In longitudinal CT imaging for hepatocellular carcinoma, inaccurate registration and anatomical/pathological variability lead to erroneous tumor volume estimation. Method: We propose a purely anatomy-guided non-rigid registration paradigm that leverages only geometric and anatomical structural information encoded in liver segmentation masks—explicitly excluding image intensity features—to avoid deformation distortion in tumor regions inherent to conventional feature-driven approaches. Our method integrates a geometry-constrained module, designed from segmentation masks, into a deep registration network, jointly optimized with smoothness regularization and a tumor-burden consistency loss.

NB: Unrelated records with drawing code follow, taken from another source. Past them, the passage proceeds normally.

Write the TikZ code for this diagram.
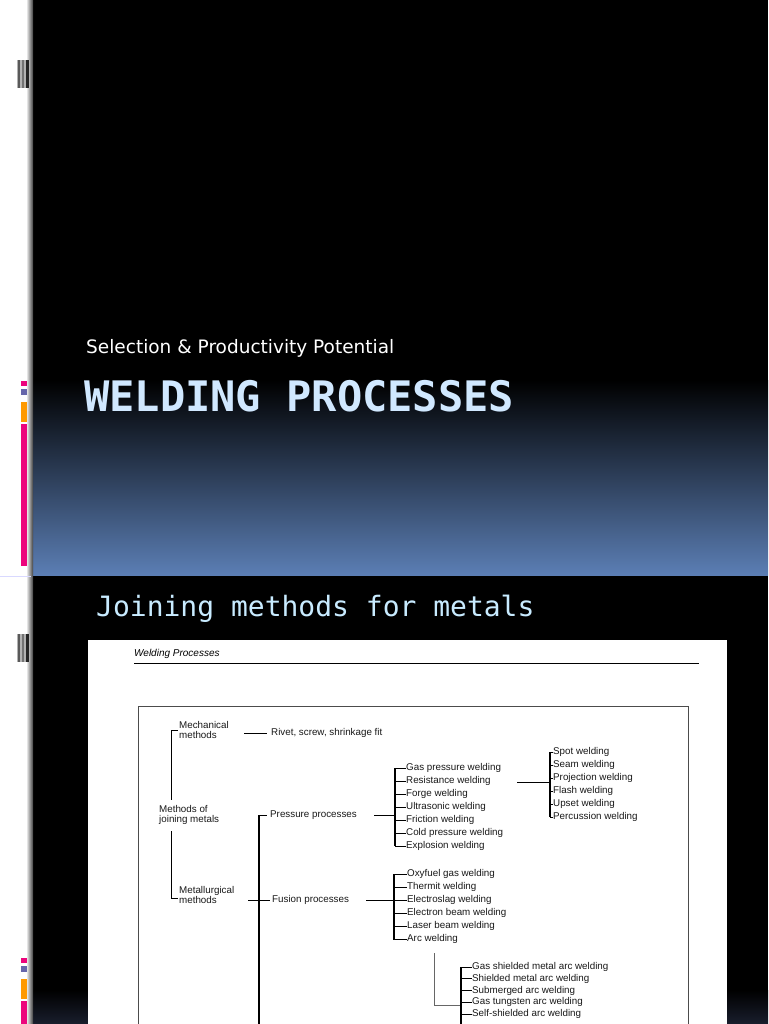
\documentclass[tikz,border=0pt]{standalone}
\usepackage{fontspec}
\setmainfont{Liberation Sans}
\newfontfamily\dsans{DejaVu Sans}
\newfontfamily\dmono{DejaVu Sans Mono}
\begin{document}
\begin{tikzpicture}[x=1pt,y=-1pt,
  it/.style={anchor=west,inner sep=0pt,font=\fontsize{9.8}{10}\selectfont,text=black!90},
  thick/.style={line width=2.4pt},
  thin/.style={line width=0.9pt}]
\useasboundingbox (0,0) rectangle (768,1024);
\clip (0,0) rectangle (768,1024);
% background
\fill[white] (0,0) rectangle (768,1024);
\fill[black] (31,0) rectangle (768,1024);
\shade[shading angle=0,top color=black,bottom color={rgb,255:red,91;green,126;blue,180}] (31,575) rectangle (768,380);
\shade[shading angle=0,top color=black,bottom color={rgb,255:red,25;green,30;blue,45}] (31,1024) rectangle (768,990);
\shade[left color=white,right color=black!75] (26,0) rectangle (33,1024);
\draw[blue!15,line width=0.8pt] (0,576) -- (31,576);
% decorations
\foreach \y in {60,634}{
  \fill[black!30] (17,\y) rectangle (30,\y+28);
  \fill[black!65] (18,\y) rectangle (20,\y+28);
  \fill[black!55] (22,\y) rectangle (24,\y+28);
  \fill[black!85] (26,\y) rectangle (29,\y+28);
}
\foreach \y in {381,958}{
  \fill[magenta!85!red] (21,\y) rectangle (27,\y+5);
  \fill[black!55!blue!60] (21,\y+8) rectangle (27,\y+14);
  \fill[orange!80!yellow] (21,\y+21) rectangle (27,\y+41);
  \fill[magenta!85!red] (21,\y+43) rectangle (27,\y+185);
}
% slide 1 text
\node[anchor=west,inner sep=0pt,text=white,font=\dsans\fontsize{18.5}{20}\selectfont] (sub) at (86,348) {Selection \& Productivity Potential};
\node[anchor=west,inner sep=0pt,text={rgb,255:red,208;green,232;blue,255},font=\dmono\bfseries\fontsize{42}{44}\selectfont] (title) at (84,396) {WELDING PROCESSES};
% slide 2
\node[anchor=west,inner sep=0pt,text={rgb,255:red,200;green,235;blue,255},font=\dmono\fontsize{28}{30}\selectfont] (t2) at (96,609) {Joining methods for metals};
\fill[white] (88,640) rectangle (727,1030);
\node[anchor=west,inner sep=0pt,font=\itshape\fontsize{10}{11}\selectfont] (wp) at (134,654) {Welding Processes};
\draw[line width=0.9pt] (134,663) -- (699,663);
\draw[black!70,line width=0.8pt] (138,1030) -- (138,706) -- (688,706) -- (688,1030);
% tree
\node[it,align=left] (mech) at (179,730) {Mechanical\\methods};
\node[it,align=left] (meth) at (159,815) {Methods of\\joining metals};
\node[it,align=left] (metal) at (179,895) {Metallurgical\\methods};
\draw[thin] (178,730) -- (171,730) -- (171,800);
\draw[thin] (171,831) -- (171,898) -- (178,898);
\node[it] (rivet) at (271,733) {Rivet, screw, shrinkage fit};
\draw[thin] (244,733) -- (267,733);
\node[it] (press) at (270,815) {Pressure processes};
\node[it] (fus) at (272,900) {Fusion processes};
\draw[thin] (248,900) -- (259,900);
\draw[thick] (259,815) -- (259,1030);
\draw[thin] (259,815) -- (267,815);
\draw[thin] (259,900) -- (270,900);
% pressure items
\draw[thin] (374,815) -- (395,815);
\draw[thick] (395,768) -- (395,846);
\foreach \t [count=\i] in {Gas pressure welding,Resistance welding,Forge welding,Ultrasonic welding,Friction welding,Cold pressure welding,Explosion welding}{
  \node[it] (p\i) at (406,755+13*\i) {\t};
  \draw[thin] (395,755+13*\i) -- (p\i.west);
}
% resistance items
\draw[thin] (517,782) -- (550,782);
\draw[thick] (550,752) -- (550,817);
\foreach \t [count=\i] in {Spot welding,Seam welding,Projection welding,Flash welding,Upset welding,Percussion welding}{
  \node[it] (r\i) at (553,739+13*\i) {\t};
  \draw[thin] (550,739+13*\i) -- (r\i.west);
}
% fusion items
\draw[thin] (366,900) -- (394,900);
\draw[thick] (394,874) -- (394,940);
\foreach \t [count=\i] in {Oxyfuel gas welding,Thermit welding,Electroslag welding,Electron beam welding,Laser beam welding,Arc welding}{
  \node[it] (f\i) at (407,861+13*\i) {\t};
  \draw[thin] (394,861+13*\i) -- (f\i.west);
}
% arc items
\draw[black!60,line width=0.8pt] (434,953) -- (434,1005) -- (461,1005);
\draw[thick] (461,967) -- (461,1030);
\foreach \t [count=\i] in {Gas shielded metal arc welding,Shielded metal arc welding,Submerged arc welding,Gas tungsten arc welding,Self-shielded arc welding}{
  \node[it] (a\i) at (472,955.5+11.7*\i) {\t};
  \draw[thin] (461,955.5+11.7*\i) -- (a\i.west);
}
\end{tikzpicture}
\end{document}
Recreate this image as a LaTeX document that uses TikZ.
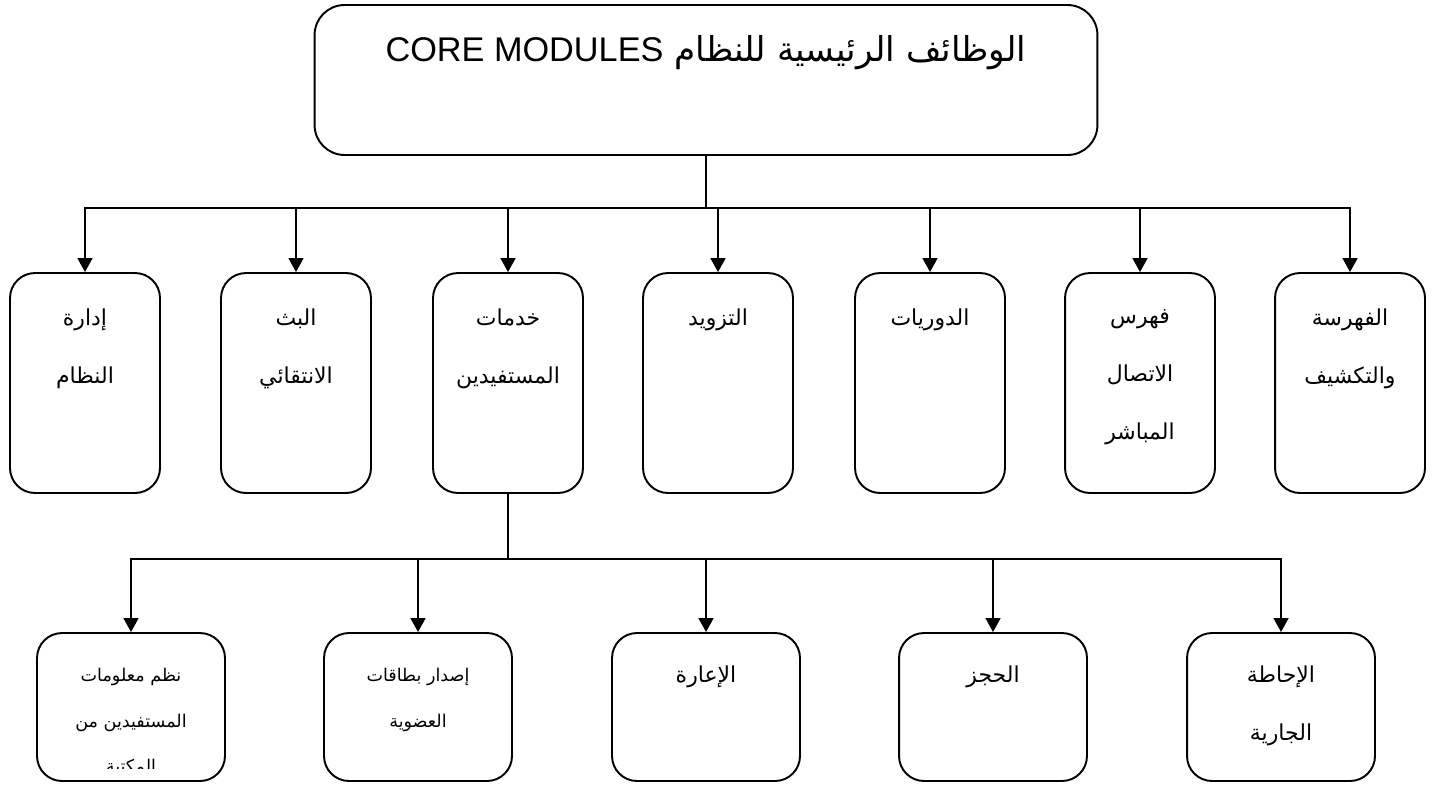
\documentclass[tikz,border=0pt]{standalone}
\usepackage{fontspec}
\setmainfont{Liberation Sans}
\newfontfamily\arabicfont[Script=Arabic]{DejaVu Sans}
\TeXXeTstate=1
\usetikzlibrary{arrows.meta, positioning}

\begin{document}
\begin{tikzpicture}[x=0.02cm, y=-0.02cm]
% Setup the styles for the boxes, their captions and the links
\tikzset{module/.style={draw,
		rounded corners=0.5cm,
		line width=1.1pt,
		minimum width=3cm,
		minimum height=4.4cm},
	submodule/.style={module, minimum width=3.76cm, minimum height=2.96cm},
	caption/.style={font=\arabicfont\fontsize{12.5}{33}\selectfont, align=center, anchor=north},
	smallcaption/.style={caption, font=\arabicfont\fontsize{10}{26}\selectfont},
	elbow/.style={to path={-| (\tikztotarget)}, -{Triangle[width=8.5pt, length=8pt]}}}
\useasboundingbox (0,0) rectangle (1435,785);

% Draw the main box
\node[module, minimum width=15.66cm, minimum height=3cm, rounded corners=0.6cm] at (706,80) (core) {};
\node[caption, font=\arabicfont\fontsize{19.5}{22}\selectfont] at ([yshift=-0.5cm]core.north) (coretxt)
	{\beginR الوظائف الرئيسية للنظام \beginL{\rmfamily CORE MODULES}\endL\endR};

% Draw the modules
\node[module] at (85, 383)  (admin)   {};
\node[module] at (296, 383) (sdi)     {};
\node[module] at (508, 383) (users)   {};
\node[module] at (718, 383) (acq)     {};
\node[module] at (930, 383) (serials) {};
\node[module] at (1140, 383) (opac)   {};
\node[module] at (1350, 383) (catalog) {};

\node[caption] at ([yshift=-0.62cm]admin.north)   (admintxt)   {\beginR إدارة\endR\\\beginR النظام\endR};
\node[caption] at ([yshift=-0.62cm]sdi.north)     (sditxt)     {\beginR البث\endR\\\beginR الانتقائي\endR};
\node[caption] at ([yshift=-0.62cm]users.north)   (userstxt)   {\beginR خدمات\endR\\\beginR المستفيدين\endR};
\node[caption] at ([yshift=-0.62cm]acq.north)     (acqtxt)     {\beginR التزويد\endR};
\node[caption] at ([yshift=-0.62cm]serials.north) (serialstxt) {\beginR الدوريات\endR};
\node[caption] at ([yshift=-0.62cm]opac.north)    (opactxt)    {\beginR فهرس\endR\\\beginR الاتصال\endR\\\beginR المباشر\endR};
\node[caption] at ([yshift=-0.62cm]catalog.north) (catalogtxt) {\beginR الفهرسة\endR\\\beginR والتكشيف\endR};

% Draw the user services
\node[submodule] at (131, 707)  (profile) {};
\node[submodule] at (418, 707)  (cards)   {};
\node[submodule] at (706, 707)  (loans)   {};
\node[submodule] at (993, 707)  (holds)   {};
\node[submodule] at (1281, 707) (alert)   {};

\begin{scope}
\clip (profile.north west) rectangle ([yshift=0.26cm]profile.south east);
\node[smallcaption] at ([yshift=-0.6cm]profile.north) (profiletxt)
	{\beginR نظم معلومات\endR\\\beginR المستفيدين من\endR\\\beginR المكتبة\endR};
\end{scope}
\node[smallcaption] at ([yshift=-0.6cm]cards.north) (cardstxt) {\beginR إصدار بطاقات\endR\\\beginR العضوية\endR};
\node[caption] at ([yshift=-0.55cm]loans.north) (loanstxt) {\beginR الإعارة\endR};
\node[caption] at ([yshift=-0.55cm]holds.north) (holdstxt) {\beginR الحجز\endR};
\node[caption] at ([yshift=-0.55cm]alert.north) (alerttxt) {\beginR الإحاطة\endR\\\beginR الجارية\endR};

% Connect the boxes
\coordinate (hub) at ([yshift=-1.04cm]core.south);
\coordinate (subhub) at ([yshift=-1.3cm]users.south);
\draw[line width=1.1pt] (core.south) -- (hub) (users.south) -- (subhub);
\draw[line width=1.1pt]
(hub) edge[elbow] (admin.north)
(hub) edge[elbow] (sdi.north)
(hub) edge[elbow] (users.north)
(hub) edge[elbow] (acq.north)
(hub) edge[elbow] (serials.north)
(hub) edge[elbow] (opac.north)
(hub) edge[elbow] (catalog.north)
(subhub) edge[elbow] (profile.north)
(subhub) edge[elbow] (cards.north)
(subhub) edge[elbow] (loans.north)
(subhub) edge[elbow] (holds.north)
(subhub) edge[elbow] (alert.north);
\end{tikzpicture}
\end{document}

Results: Evaluated on 317 training and 53 test cases, our approach reduces overall tumor volume error by 37% and improves deformation field smoothness by 2.1× over state-of-the-art methods, significantly enhancing the reliability and clinical applicability of tumor burden assessment.

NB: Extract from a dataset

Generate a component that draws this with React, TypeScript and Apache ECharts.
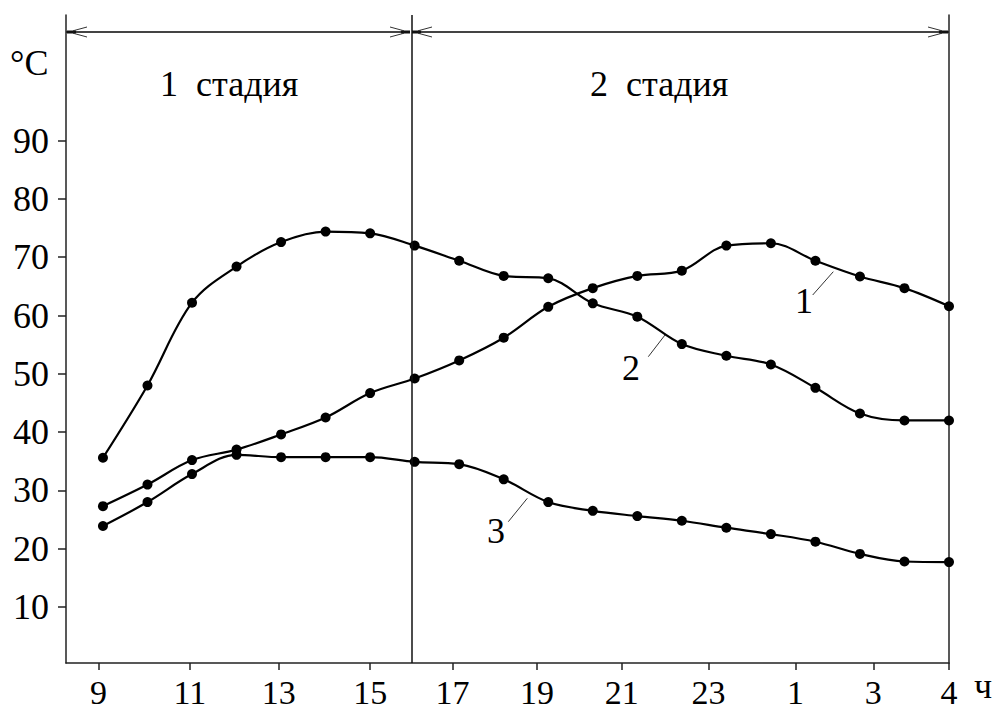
import React, { useEffect, useRef } from "react";
import * as echarts from "echarts";

// Hours of the measurements (9:00 of day 1 to 4:00 of day 2)
const times = [9, 10, 11, 12, 13, 14, 15, 16, 17, 18, 19, 20, 21, 22, 23, 0, 1, 2, 3, 4];
// Temperatures, °C
const curve1 = [27.3, 31.0, 35.2, 37.0, 39.6, 42.5, 46.7, 49.2, 52.3, 56.2, 61.5, 64.7, 66.8, 67.7, 72.0, 72.4, 69.4, 66.7, 64.7, 61.6];
const curve2 = [35.6, 48.0, 62.2, 68.4, 72.6, 74.4, 74.1, 72.0, 69.4, 66.8, 66.4, 62.1, 59.8, 55.1, 53.1, 51.6, 47.6, 43.2, 42.0, 42.0];
const curve3 = [23.9, 28.0, 32.8, 36.1, 35.7, 35.7, 35.7, 34.9, 34.5, 31.9, 28.0, 26.5, 25.6, 24.8, 23.6, 22.5, 21.2, 19.1, 17.8, 17.7];
// X tick labels and where the original drawing puts them (hours since 9:00)
const tickLabels = ["9", "11", "13", "15", "17", "19", "21", "23", "1", "3", "4"];
const tickPositions = [-0.1, 1.95, 3.95, 6.0, 7.85, 9.75, 11.65, 13.6, 15.55, 17.3, 19];
const yTicks = [10, 20, 30, 40, 50, 60, 70, 80, 90];
const stageBoundary = 6.93; // 16:00
const stageLabels = ["1  стадия", "2  стадия"];
const curveNames = ["1", "2", "3"];

const FONT = "'Liberation Serif', 'Times New Roman', serif";
const FS = 36;

function hourOffset(t: number) {
  return (t - 9 + 24) % 24;
}

function arrowHead(tip: number, y: number, dir: number) {
  return [
    { type: "rect", shape: { x: dir > 0 ? tip - 9 : tip, y: y - 1.5, width: 9, height: 3 }, style: { fill: "#111" } },
    { type: "line", shape: { x1: tip - dir * 6, y1: y - 1.2, x2: tip - dir * 20, y2: y - 5 }, style: { stroke: "#333", lineWidth: 1 } },
    { type: "line", shape: { x1: tip - dir * 6, y1: y + 1.2, x2: tip - dir * 20, y2: y + 5 }, style: { stroke: "#333", lineWidth: 1 } },
  ];
}

export default function App() {
  const ref = useRef<HTMLDivElement>(null);
  useEffect(() => {
    const chart = echarts.init(ref.current!, null, { renderer: "svg" });
    const mk = (vals: number[]) => times.map((t, i) => [hourOffset(t), vals[i]]);
    const lineSeries = (vals: number[], extra: any = {}) => ({
      type: "line",
      data: mk(vals),
      smooth: 0.35,
      symbol: "circle",
      symbolSize: 10,
      lineStyle: { color: "#000", width: 2.2 },
      itemStyle: { color: "#000" },
      silent: true,
      ...extra,
    });
    const txt = (x: number, y: number, text: string, align = "left") => ({
      type: "text",
      x,
      y,
      style: { text, font: `${FS}px ${FONT}`, fill: "#000", textAlign: align, textVerticalAlign: "top" },
    });
    const leader = (x1: number, y1: number, x2: number, y2: number) => ({
      type: "line",
      shape: { x1, y1, x2, y2 },
      style: { stroke: "#333", lineWidth: 1 },
    });
    const option: any = {
      animation: false,
      backgroundColor: "#fff",
      grid: { left: 66, right: 48, top: 15, bottom: 48, containLabel: false, outerBoundsMode: "none" },
      xAxis: {
        type: "value",
        min: -0.83,
        max: 19,
        axisLine: { show: true, onZero: false, lineStyle: { color: "#222", width: 1.5 } },
        axisTick: { show: true, length: 7, customValues: tickPositions, lineStyle: { color: "#222", width: 1.5 } },
        axisLabel: {
          customValues: tickPositions,
          margin: 12,
          fontFamily: FONT,
          fontSize: 34,
          color: "#000",
          formatter: (v: number) => {
            const i = tickPositions.findIndex((p) => Math.abs(p - v) < 1e-6);
            return i >= 0 ? tickLabels[i] : "";
          },
        },
        splitLine: { show: false },
      },
      yAxis: [
        {
          type: "value",
          min: 0.39,
          max: 111.56,
          axisLine: { show: true, onZero: false, lineStyle: { color: "#222", width: 1.5 } },
          axisTick: { show: true, length: 8, customValues: yTicks, lineStyle: { color: "#222", width: 1.5 } },
          axisLabel: { customValues: yTicks, margin: 17, fontFamily: FONT, fontSize: FS, color: "#000" },
          splitLine: { show: false },
        },
        {
          type: "value",
          position: "right",
          min: 0.39,
          max: 111.56,
          axisLine: { show: true, onZero: false, lineStyle: { color: "#222", width: 1.5 } },
          axisTick: { show: false },
          axisLabel: { show: false },
          splitLine: { show: false },
        },
      ],
      series: [
        lineSeries(curve1, {
          markLine: {
            silent: true,
            symbol: "none",
            label: { show: false },
            lineStyle: { color: "#111", width: 1.5, type: "solid" },
            data: [{ xAxis: stageBoundary }],
          },
        }),
        lineSeries(curve2),
        lineSeries(curve3),
      ],
      graphic: [
        { type: "line", shape: { x1: 66, y1: 32, x2: 410, y2: 32 }, style: { stroke: "#444", lineWidth: 2 } },
        { type: "line", shape: { x1: 412, y1: 32, x2: 949, y2: 32 }, style: { stroke: "#444", lineWidth: 2 } },
        ...arrowHead(67, 32, -1),
        ...arrowHead(410, 32, 1),
        ...arrowHead(412, 32, -1),
        ...arrowHead(948, 32, 1),
        txt(10, 45, "°C"),
        txt(160, 66, stageLabels[0]),
        txt(590, 66, stageLabels[1]),
        txt(974, 668, "ч"),
        txt(804, 283, curveNames[0], "center"),
        txt(631, 350, curveNames[1], "center"),
        txt(496, 513, curveNames[2], "center"),
        leader(812.7, 295, 833.3, 271.7),
        leader(648.3, 356.7, 665, 335),
        leader(508.3, 521.7, 527.3, 498.3),
      ],
    };
    chart.setOption(option);
    return () => chart.dispose();
  }, []);
  return (
    <div
      ref={ref}
      style={{ position: "fixed", left: 0, top: 0, width: 997, height: 711, background: "#fff" }}
    />
  );
}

Assessing cancer progression in liver CT scans is a clinical challenge, requiring a comparison of scans at different times for the same patient. Practitioners must identify existing tumors, compare them with prior exams, identify new tumors, and evaluate overall disease evolution. This process is particularly complex in liver examinations due to misalignment between exams caused by several factors. Indeed, longitudinal liver examinations can undergo different non-pathological and pathological changes due to non-rigid deformations, the appearance or disappearance of pathologies, and other variations. In such cases, existing registration approaches, mainly based on intrinsic features may distort tumor regions, biasing the tumor progress evaluation step and the corresponding diagnosis. This work proposes a registration method based only on geometrical and anatomical information from liver segmentation, aimed at aligning longitudinal liver images for aided diagnosis. The proposed method is trained and tested on longitudinal liver CT scans, with 317 patients for training and 53 for testing. Our experimental results support our claims by showing that our method is better than other registration techniques by providing a smoother deformation while preserving the tumor burden (total volume of tissues considered as tumor) within the volume. Qualitative results emphasize the importance of smooth deformations in preserving tumor appearance.